_Work to complete_
Which lines include the word "diagram"? Copy each of them.

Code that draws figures
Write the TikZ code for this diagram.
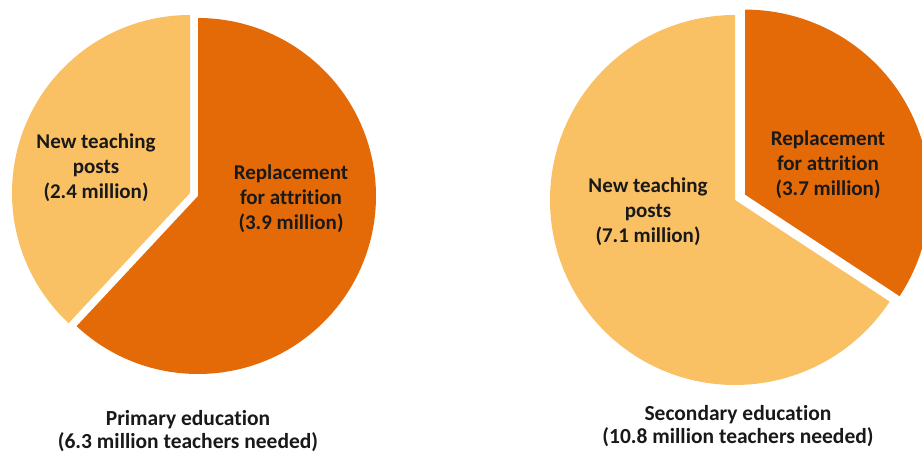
\documentclass[tikz,border=0pt]{standalone}
\usepackage{fontspec}
\setmainfont{Carlito}[Ligatures=NoCommon]
\definecolor{lightor}{RGB}{250,192,100}
\definecolor{darkor}{RGB}{228,106,8}
\begin{document}
\begin{tikzpicture}[x=1pt,y=1pt,
  lbl/.style={align=center,font=\bfseries\fontsize{21}{25}\selectfont,text=black!90,inner sep=0pt},
  captext/.style={align=center,font=\bfseries\fontsize{21.5}{23}\selectfont,text=black!90,inner sep=0pt}]
\useasboundingbox (0,0) rectangle (922,455);
\clip (0,0) rectangle (922,455);
% left pie
\coordinate (lc1) at (190,262);
\coordinate (lc2) at (198,259);
\fill[lightor] (lc1) -- ++(90:178) arc[start angle=90,end angle=227,radius=178] -- cycle;
\fill[darkor] (lc2) -- ++(-133:178) arc[start angle=-133,end angle=90,radius=178] -- cycle;
% right pie
\coordinate (rc1) at (735,255);
\coordinate (rc2) at (745,260.4);
\fill[lightor] (rc1) -- ++(90:185) arc[start angle=90,end angle=326.7,radius=185] -- cycle;
\fill[darkor] (rc2) -- ++(-33.3:185) arc[start angle=-33.3,end angle=90,radius=185] -- cycle;
% labels
\node[lbl] (ln) at (96,287) {New teaching\\posts\\(2.4 million)};
\node[lbl] (lr) at (291,256) {Replacement\\for attrition\\(3.9 million)};
\node[lbl] (rr) at (828,290) {Replacement\\for attrition\\(3.7 million)};
\node[lbl] (rn) at (648,243) {New teaching\\posts\\(7.1 million)};
\node[captext] (lcap) at (188,23.5) {Primary education\\(6.3 million teachers needed)};
\node[captext] (rcap) at (738,29) {Secondary education\\(10.8 million teachers needed)};
\end{tikzpicture}
\end{document}
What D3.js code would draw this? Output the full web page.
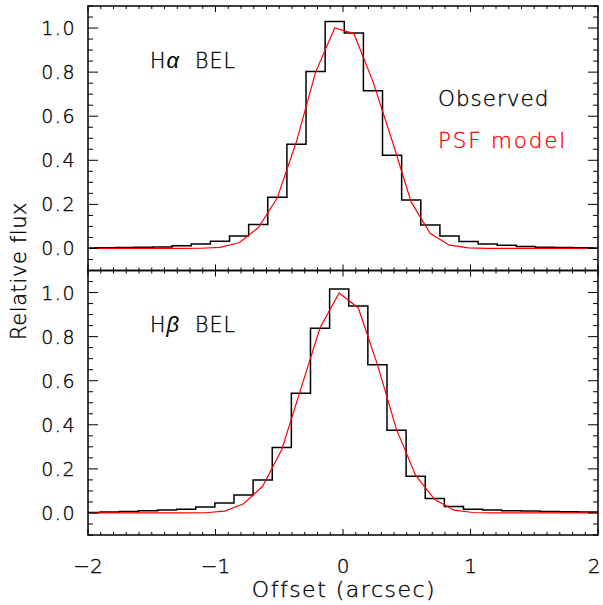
<!DOCTYPE html>
<html>
<head>
<meta charset="utf-8">
<script src="https://cdn.jsdelivr.net/npm/d3@7"></script>
<style>
  body { margin: 0; background: #fff; }
  text { font-family: "DejaVu Sans ExtraLight", "DejaVu Sans", sans-serif; font-weight: 200; fill: #000; stroke: #000; stroke-width: 0.35; }
  text.red { fill: #ff0000; stroke: #ff0000; }
  tspan.greek { font-family: "Liberation Sans", "DejaVu Sans", sans-serif; font-style: italic; font-weight: 400; stroke: none; }
</style>
</head>
<body>
<svg id="chart" width="603" height="605"></svg>
<script>
// ---- data ----
const binWidth = 0.15;
const haCenters = [-2.015,-1.865,-1.715,-1.565,-1.415,-1.265,-1.115,-0.965,-0.815,-0.665,-0.515,-0.365,-0.215,-0.065,0.085,0.235,0.385,0.535,0.685,0.835,0.985,1.135,1.285,1.435,1.585,1.735,1.885,2.035];
const haObserved = [0.002,0.003,0.004,0.005,0.007,0.012,0.020,0.033,0.056,0.109,0.232,0.473,0.803,1.030,0.977,0.715,0.423,0.220,0.106,0.056,0.032,0.020,0.014,0.009,0.006,0.004,0.003,0.002];
const haModel = [0,0,0,0,0,0,0.001,0.005,0.026,0.094,0.230,0.485,0.800,1.000,0.975,0.757,0.490,0.210,0.068,0.015,0.003,0,0,0,0,0,0,0];

const hbCenters = [-1.98,-1.83,-1.68,-1.53,-1.38,-1.23,-1.08,-0.93,-0.78,-0.63,-0.48,-0.33,-0.18,-0.03,0.12,0.27,0.42,0.57,0.72,0.87,1.02,1.17,1.32,1.47,1.62,1.77,1.92,2.07];
const hbObserved = [0.002,0.004,0.007,0.010,0.013,0.017,0.027,0.045,0.082,0.150,0.297,0.543,0.838,1.016,0.939,0.672,0.375,0.167,0.066,0.029,0.017,0.013,0.010,0.009,0.007,0.005,0.004,0.002];
const hbModel = [0,0,0,0,0,0,0.001,0.008,0.042,0.121,0.288,0.564,0.840,0.998,0.930,0.673,0.378,0.170,0.061,0.013,0.002,0,0,0,0,0,0,0];

const xTickValues = [-2,-1,0,1,2];
const xTickLabels = ["\u22122","\u22121","0","1","2"];
const yTickValues = [0.0,0.2,0.4,0.6,0.8,1.0];
const yTickLabels = ["0.0","0.2","0.4","0.6","0.8","1.0"];
const panelLabels = [["H","\u03B1","  BEL"],["H","\u03B2","  BEL"]];
const legendLabels = ["Observed","PSF model"];
const seriesColors = ["#000000","#ff0000"];

// ---- layout ----
const svg = d3.select("#chart");
const left = 88, right = 598;
const panels = [
  {top: 6, bottom: 270.5, centers: haCenters, obs: haObserved, model: haModel, label: panelLabels[0]},
  {top: 270.5, bottom: 535, centers: hbCenters, obs: hbObserved, model: hbModel, label: panelLabels[1]}
];
const x = d3.scaleLinear().domain([-2,2]).range([left,right]);

panels.forEach((p, i) => {
  const y = d3.scaleLinear().domain([-0.1,1.1]).range([p.bottom,p.top]);
  const g = svg.append("g");
  const clipId = "clip" + i;
  svg.append("clipPath").attr("id", clipId)
    .append("rect").attr("x", left).attr("y", p.top).attr("width", right-left).attr("height", p.bottom-p.top);

  // histogram of observed
  const pts = p.centers.map((c,k) => [c - binWidth/2, p.obs[k]]);
  pts.push([p.centers[p.centers.length-1] + binWidth/2, p.obs[p.obs.length-1]]);
  const stepLine = d3.line().x(d => x(d[0])).y(d => y(d[1])).curve(d3.curveStepAfter);
  g.append("path").attr("d", stepLine(pts))
    .attr("fill","none").attr("stroke",seriesColors[0]).attr("stroke-width",1.5)
    .attr("clip-path","url(#"+clipId+")");

  // model polyline
  const mline = d3.line().x((d,k) => x(p.centers[k])).y(d => y(d));
  g.append("path").attr("d", mline(p.model))
    .attr("fill","none").attr("stroke",seriesColors[1]).attr("stroke-width",1.2)
    .attr("clip-path","url(#"+clipId+")");

  // axes: ticks inside on all four sides
  const xMinor = d3.range(-20, 21).map(v => v/10);
  const yMinor = d3.range(-2, 23).map(v => v/20).filter(v => v >= -0.1 && v <= 1.1);
  const tick = svg.append("g").attr("stroke","#000").attr("stroke-width",1);
  xMinor.forEach(v => {
    const major = Math.abs(v - Math.round(v)) < 1e-6;
    const len = major ? 6 : 3;
    tick.append("line").attr("x1",x(v)).attr("x2",x(v)).attr("y1",p.bottom).attr("y2",p.bottom-len);
    tick.append("line").attr("x1",x(v)).attr("x2",x(v)).attr("y1",p.top).attr("y2",p.top+len);
  });
  yMinor.forEach(v => {
    const major = Math.abs(v*5 - Math.round(v*5)) < 1e-6;
    const len = major ? 10 : 5;
    tick.append("line").attr("x1",left).attr("x2",left+len).attr("y1",y(v)).attr("y2",y(v));
    tick.append("line").attr("x1",right).attr("x2",right-len).attr("y1",y(v)).attr("y2",y(v));
  });
  svg.append("rect").attr("x",left).attr("y",p.top).attr("width",right-left).attr("height",p.bottom-p.top)
    .attr("fill","none").attr("stroke","#000").attr("stroke-width",1.5);

  // y tick labels
  yTickValues.forEach((v,k) => {
    svg.append("text").attr("x", 76).attr("y", y(v)+7).attr("text-anchor","end")
      .attr("font-size",19).attr("letter-spacing",1.5).text(yTickLabels[k]);
  });

  // panel label
  const t = svg.append("text").attr("x",150).attr("y", p.top + 61.5).attr("font-size",20.5)
    .attr("letter-spacing",1).style("white-space","pre");
  t.append("tspan").text(p.label[0]);
  t.append("tspan").attr("class","greek").attr("font-size",22).text(p.label[1]);
  t.append("tspan").text(p.label[2]);
});

// x tick labels
xTickValues.forEach((v,k) => {
  svg.append("text").attr("x", Math.min(x(v), 594)).attr("y", 572.5).attr("text-anchor","middle")
    .attr("font-size",20).text(xTickLabels[k]);
});

// axis titles
svg.append("text").attr("x", x(0)+1).attr("y", 597).attr("text-anchor","middle")
  .attr("font-size",22).attr("letter-spacing",1.5).text("Offset (arcsec)");
svg.append("text").attr("transform","translate(26,271) rotate(-90)").attr("text-anchor","middle")
  .attr("font-size",21).attr("letter-spacing",0.6).text("Relative flux");

// legend
svg.append("text").attr("x",438).attr("y",106).attr("font-size",21.5).attr("letter-spacing",1.0)
  .text(legendLabels[0]);
svg.append("text").attr("class","red").attr("x",438).attr("y",148).attr("font-size",21.5).attr("letter-spacing",1.8)
  .text(legendLabels[1]);
</script>
</body>
</html>
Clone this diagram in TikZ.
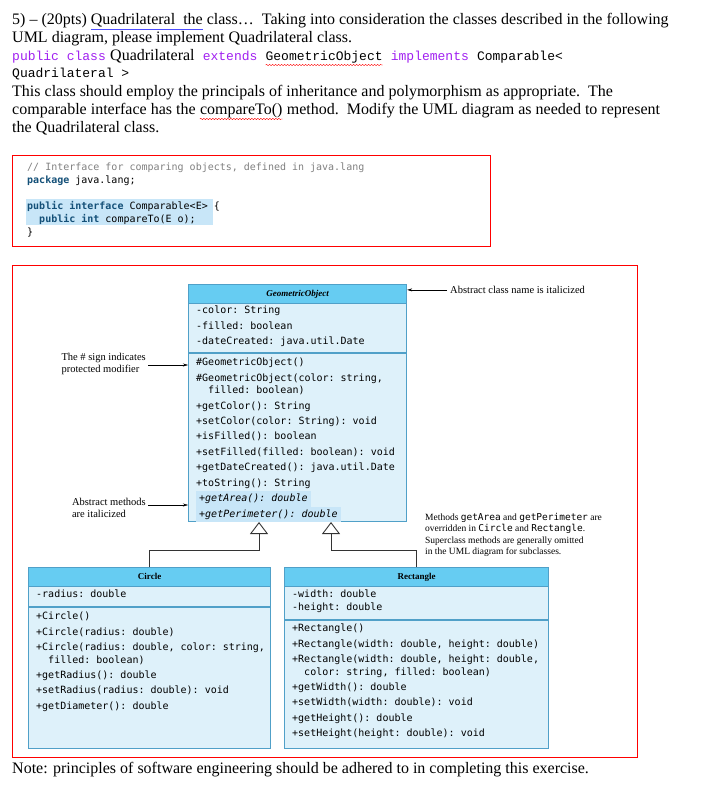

_Exercise solution_
Write the TikZ code for this diagram.
Clone this diagram in TikZ.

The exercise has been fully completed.